Comprehensive Analysis
The analysis of Phoenix Group's growth potential will cover the period through fiscal year 2028. Projections are primarily based on 'Management guidance' for the company's core metric of cash generation, as traditional revenue and earnings per share (EPS) forecasts from 'Analyst consensus' are less relevant for its consolidation business model. For instance, management has guided for ~£900 million of new business cash from its Open division in 2026 and over £4.1 billion in total cash generation from 2024-2026. In contrast, peers like Legal & General are measured on metrics such as EPS CAGR 2024–2026: +5% (analyst consensus). This distinction is crucial: Phoenix grows by buying cash flow streams, while its competitors focus more on growing new sales and assets organically.
The primary growth driver for Phoenix Group is M&A—the acquisition of 'heritage' or closed-life and pension books from other insurers. Each acquisition adds billions in assets and a predictable stream of future cash flows, which are then used to fund dividends and future deals. A secondary, but increasingly important, driver is the organic growth of its 'Open' business, primarily through the Standard Life brand. This division focuses on the UK's burgeoning Pension Risk Transfer (PRT) market, where companies offload their pension scheme liabilities. Success here depends on competitive pricing, efficient asset management, and the capacity to take on large deals. Cost synergies from integrating acquired books and efficient capital management are also key to unlocking value and fueling growth.

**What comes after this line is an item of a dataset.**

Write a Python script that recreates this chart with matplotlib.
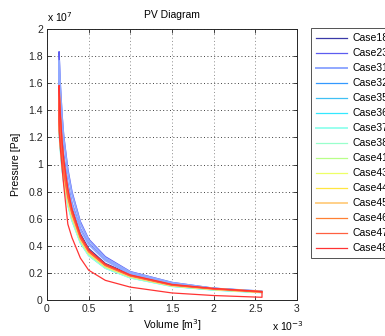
import numpy as np
import matplotlib
matplotlib.use("Agg")
import matplotlib.pyplot as plt

plt.rcParams["font.family"] = ["Liberation Sans", "DejaVu Sans"]

# volume samples, units of 1e-3 m^3
VOLUME = [0.145, 0.16, 0.18, 0.2, 0.25, 0.3, 0.4, 0.5, 0.7, 1.0, 1.5, 2.0, 2.58]

# pressure, units of 1e7 Pa: expansion (upper) and compression (lower) branches
EXP_18 = [1.68, 1.45, 1.22, 1.07, 0.84, 0.69, 0.49, 0.380, 0.270, 0.190, 0.118, 0.087, 0.063]
CMP_18 = [1.35, 1.20, 1.05, 0.95, 0.77, 0.645, 0.465, 0.363, 0.260, 0.183, 0.113, 0.083, 0.059]
EXP_23 = [1.83, 1.60, 1.38, 1.22, 0.97, 0.80, 0.58, 0.450, 0.320, 0.210, 0.130, 0.087, 0.065]
CMP_23 = [1.45, 1.32, 1.17, 1.06, 0.86, 0.72, 0.53, 0.418, 0.298, 0.197, 0.122, 0.082, 0.060]
EXP_31 = [1.76, 1.55, 1.34, 1.19, 0.94, 0.78, 0.565, 0.440, 0.310, 0.205, 0.127, 0.085, 0.064]
CMP_31 = [1.42, 1.29, 1.14, 1.03, 0.84, 0.705, 0.52, 0.410, 0.292, 0.193, 0.120, 0.081, 0.060]
EXP_32 = [1.53, 1.34, 1.14, 1.01, 0.79, 0.65, 0.465, 0.358, 0.256, 0.178, 0.110, 0.082, 0.061]
CMP_32 = [1.30, 1.16, 1.02, 0.92, 0.74, 0.62, 0.445, 0.347, 0.249, 0.173, 0.107, 0.079, 0.057]
EXP_35 = [1.50, 1.31, 1.11, 0.98, 0.77, 0.635, 0.452, 0.350, 0.250, 0.174, 0.108, 0.080, 0.060]
CMP_35 = [1.28, 1.14, 1.00, 0.90, 0.725, 0.61, 0.437, 0.340, 0.243, 0.169, 0.105, 0.077, 0.056]
EXP_36 = [1.45, 1.26, 1.07, 0.945, 0.745, 0.61, 0.436, 0.336, 0.240, 0.167, 0.104, 0.076, 0.058]
CMP_36 = [1.24, 1.11, 0.97, 0.87, 0.70, 0.585, 0.422, 0.327, 0.234, 0.163, 0.101, 0.074, 0.055]
EXP_37 = [1.46, 1.27, 1.08, 0.955, 0.75, 0.615, 0.44, 0.340, 0.243, 0.169, 0.105, 0.077, 0.059]
CMP_37 = [1.25, 1.12, 0.98, 0.88, 0.705, 0.59, 0.426, 0.331, 0.237, 0.165, 0.102, 0.075, 0.055]
EXP_38 = [1.47, 1.28, 1.09, 0.96, 0.755, 0.62, 0.445, 0.343, 0.245, 0.171, 0.106, 0.078, 0.059]
CMP_38 = [1.26, 1.13, 0.99, 0.89, 0.71, 0.595, 0.431, 0.334, 0.239, 0.167, 0.103, 0.076, 0.056]
EXP_41 = [1.48, 1.29, 1.10, 0.97, 0.765, 0.63, 0.45, 0.347, 0.248, 0.173, 0.107, 0.079, 0.060]
CMP_41 = [1.27, 1.14, 1.00, 0.90, 0.72, 0.605, 0.436, 0.338, 0.242, 0.169, 0.104, 0.077, 0.056]
EXP_43 = [1.49, 1.30, 1.11, 0.98, 0.77, 0.635, 0.455, 0.351, 0.251, 0.175, 0.108, 0.080, 0.060]
CMP_43 = [1.28, 1.15, 1.01, 0.91, 0.725, 0.61, 0.441, 0.342, 0.245, 0.171, 0.105, 0.078, 0.057]
EXP_44 = [1.50, 1.31, 1.12, 0.99, 0.78, 0.64, 0.46, 0.355, 0.254, 0.177, 0.110, 0.081, 0.061]
CMP_44 = [1.29, 1.16, 1.02, 0.92, 0.735, 0.615, 0.446, 0.346, 0.248, 0.173, 0.107, 0.079, 0.057]
EXP_45 = [1.52, 1.33, 1.14, 1.01, 0.79, 0.65, 0.465, 0.360, 0.257, 0.179, 0.111, 0.082, 0.061]
CMP_45 = [1.30, 1.17, 1.03, 0.93, 0.745, 0.625, 0.451, 0.351, 0.251, 0.175, 0.108, 0.080, 0.058]
EXP_46 = [1.55, 1.35, 1.15, 1.02, 0.80, 0.66, 0.47, 0.364, 0.260, 0.181, 0.112, 0.083, 0.062]
CMP_46 = [1.32, 1.18, 1.04, 0.94, 0.755, 0.635, 0.456, 0.355, 0.254, 0.177, 0.109, 0.081, 0.058]
EXP_47 = [1.56, 1.36, 1.16, 1.03, 0.81, 0.665, 0.475, 0.367, 0.262, 0.183, 0.113, 0.084, 0.062]
CMP_47 = [1.33, 1.19, 1.05, 0.95, 0.765, 0.64, 0.461, 0.358, 0.256, 0.179, 0.110, 0.082, 0.058]
EXP_48 = [1.58, 1.38, 1.18, 1.04, 0.82, 0.67, 0.48, 0.370, 0.265, 0.185, 0.115, 0.085, 0.062]
CMP_48 = [1.25, 1.12, 0.98, 0.85, 0.56, 0.46, 0.31, 0.220, 0.145, 0.095, 0.052, 0.033, 0.020]

CASE_NAMES = ["Case18", "Case23", "Case31", "Case32", "Case35", "Case36", "Case37",
              "Case38", "Case41", "Case43", "Case44", "Case45", "Case46", "Case47", "Case48"]
EXPANSION = [EXP_18, EXP_23, EXP_31, EXP_32, EXP_35, EXP_36, EXP_37, EXP_38,
             EXP_41, EXP_43, EXP_44, EXP_45, EXP_46, EXP_47, EXP_48]
COMPRESSION = [CMP_18, CMP_23, CMP_31, CMP_32, CMP_35, CMP_36, CMP_37, CMP_38,
               CMP_41, CMP_43, CMP_44, CMP_45, CMP_46, CMP_47, CMP_48]
COLORS = ["#3a3aa8", "#5c5cf0", "#90a8ff", "#3399ff", "#40c0f4", "#33e8ff", "#99ffee",
          "#99ffcc", "#b8ff88", "#eeff66", "#ffe640", "#ffd088", "#ff8033", "#ff6040", "#ff3333"]
WIDTHS = [0.9, 0.9, 1.4, 0.9, 0.9, 0.9, 1.4, 0.9, 0.9, 0.9, 0.9, 1.4, 0.9, 0.9, 0.9]

fig = plt.figure(figsize=(3.85, 3.36), dpi=100)
ax = fig.add_axes([47 / 385, 36 / 336, 250 / 385, 271 / 336])

for name, p_exp, p_cmp, col, lw in zip(CASE_NAMES, EXPANSION, COMPRESSION, COLORS, WIDTHS):
    # closed loop: expansion out to max volume, compression back to min volume
    v = np.array(VOLUME + VOLUME[::-1] + VOLUME[:1]) * 1e-3
    p = np.array(p_exp + p_cmp[::-1] + p_exp[:1]) * 1e7
    ax.plot(v, p, color=col, lw=lw, label=name)

ax.set_xlim(0, 3e-3)
ax.set_ylim(0, 2e7)
xt = np.arange(0, 3.01, 0.5)
yt = np.arange(0, 2.01, 0.2)
ax.set_xticks(xt * 1e-3)
ax.set_xticklabels([f"{t:g}" for t in xt])
ax.set_yticks(yt * 1e7)
ax.set_yticklabels([f"{t:g}" for t in yt])
ax.tick_params(direction="in", top=True, right=True, labelsize=7.5, length=3,
               width=0.6, colors="#262626", pad=3)
for s in ax.spines.values():
    s.set_linewidth(0.7)
    s.set_color("#262626")
ax.xaxis.grid(True, linestyle=(0, (1, 2.5)), color="#8c8c8c", linewidth=0.7)
ax.yaxis.grid(True, linestyle=(0, (1, 2.5)), color="#404040", linewidth=0.7)

ax.set_title("PV Diagram", fontsize=7.5, pad=8)
ax.set_xlabel("Volume [m$^3$]", fontsize=7.5, labelpad=2)
ax.set_ylabel("Pressure [Pa]", fontsize=7.5, labelpad=5)
fig.text(47 / 385, 1 - 22 / 336, r"x 10$^7$", fontsize=7.5, va="baseline")
fig.text(272 / 385, 1 - 331 / 336, r"x 10$^{-3}$", fontsize=7.5, va="baseline")

# legend sits right of the axes and runs past the figure edge, as in the source
leg = fig.legend(loc="upper left", bbox_to_anchor=(311 / 385, 1 - 28 / 336),
                 fontsize=7.5, frameon=True, fancybox=False, handlelength=3.0,
                 handletextpad=0.5, labelspacing=0.48, borderpad=0.5,
                 borderaxespad=0)
leg.get_frame().set_edgecolor("#262626")
leg.get_frame().set_linewidth(0.7)

fig.savefig("out.png", dpi=100)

Compared to its peers, Phoenix is a specialist consolidator rather than a diversified grower. Legal & General is the dominant force in the PRT market and has a massive asset management arm (LGIM) that provides steady, fee-based income and organic growth. Aviva has a more balanced model across life, general, and health insurance, with a strong consumer brand driving new business. Phoenix's growth is therefore less predictable and more episodic. The key risk is a prolonged period without M&A opportunities, which would lead to the natural run-off of its existing books and stagnant cash generation. The main opportunity lies in the ~£480 billion of UK closed-life books that have yet to be consolidated, providing a long runway for its core strategy if it can execute deals at the right price.
In the near-term, over the next 1-3 years (through FY2028), growth will be dictated by PRT volumes and M&A. In a base case scenario, Phoenix is expected to write ~£5-6 billion in new PRT business annually (New Business Premiums 2023: £6.7 billion (company report)) and execute at least one bolt-on acquisition. The single most sensitive variable is M&A. Landing a £5 billion acquisition could add an estimated £200-£300 million to annual long-term cash generation. Our assumptions are: 1) the PRT market remains active, 2) Phoenix maintains its market share of ~10-15%, and 3) at least one acquisition opportunity arises. A bear case (no M&A, falling PRT share) would see cash generation struggle to meet targets, while a bull case (a major acquisition like Sun Life UK and strong PRT growth) would see cash generation significantly exceed guidance.
Over the long-term, from 5 to 10 years (through FY2035), Phoenix's challenge will be to replace the run-off from its heritage books. The pool of UK consolidation targets is finite, meaning the company must either expand internationally or successfully scale its 'Open' business to become the primary value driver. Long-term Cash Generation CAGR 2028–2035 will likely be flat to low single digits without continued M&A. The key long-duration sensitivity is longevity risk; if policyholders live longer than projected, liabilities increase, straining capital. Our assumptions for a stable long-term outlook are: 1) the 'Open' business successfully captures retiring assets from its large workplace pension base, 2) the company begins exploring international consolidation, and 3) longevity trends remain in line with assumptions. Without these, Phoenix's growth prospects are weak, as it would effectively be a company in slow liquidation, albeit a very profitable one for income investors in the interim.